Well, make that "there shouldn't be". The problem is that money is only available from the profits of rent seekers in our current system... and thus it all gets subverted.
Which, brings us back to my original point.
thegreekdog wrote:I'm not a conspiracy theorist when it comes to global warming. I'm talking about politics and the role of government. The government (and citizens and businesses) are given the science and they are determining how to cope with the science that tells them X. How do businesses, citizens and the government decide what to do about the science they are given? The question is not necessarily "what should they do," the answer is "what do they do and why do they do it."
See, this divide "I am not talking about global warming, I am talking about politics and government" is false. Right now, science very much is, sadly, too often about individual demands -- "rent seeking", if you will. This is because it depends so heavily upon popular funding. The government is still the primary functionary for funding basic base line research, but much of that has been cut or subverted to answer to individual needs and desires. A lot has just plain become privatized. Even tax-payer funding is funneled through private entities in various way -- most notably through turning government programs into contract entities.

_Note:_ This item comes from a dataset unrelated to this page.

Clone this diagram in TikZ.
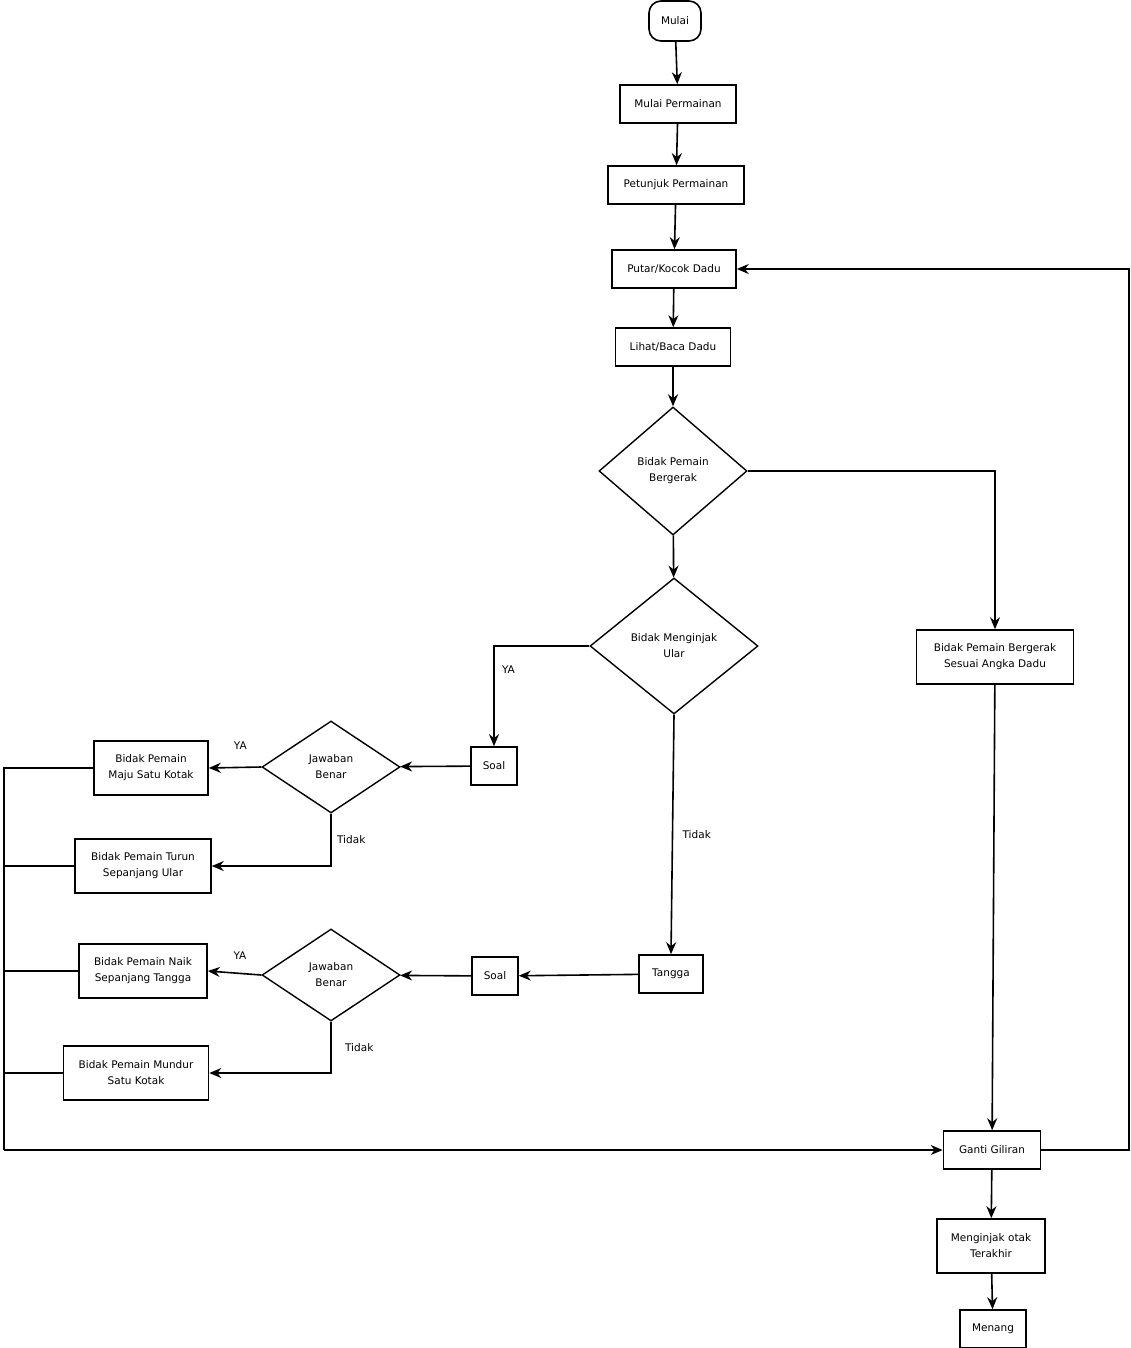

Science needs to be seperate. Part of why it is not is this tendency to just label everything AS IF it were all equal. The term "rent seeking" does that very well. You could substitute "special interests" or several other terms used in the past. The point of all of them is to put a label on a whole group of things so that they can be talked about in esoteric terms, and debated en masse, instead of individually.
The problem is that right now, we face a series of very critical and far reaching environmental crisis. We cannot afford to just dismiss it all as mere special interest, rent seekers or anything else.
Yet... I fear we are past the point of no return here in this country. Undoing the uneducation that has happened in the past 20 years will take more than 20 years, and I fear outside interests will long have already ceased control here before that can come to pass.
I AM a conspiracy theorist when it comes to our national interests versus other nations. I think we have been quite naive in opening up ourselves so fully to entities like China, Saudis Arabia and the like. Our security rests only in the prevalence of free information. Yet, that is a tenuous hold, today, in the age of the internet and so readily subverted information.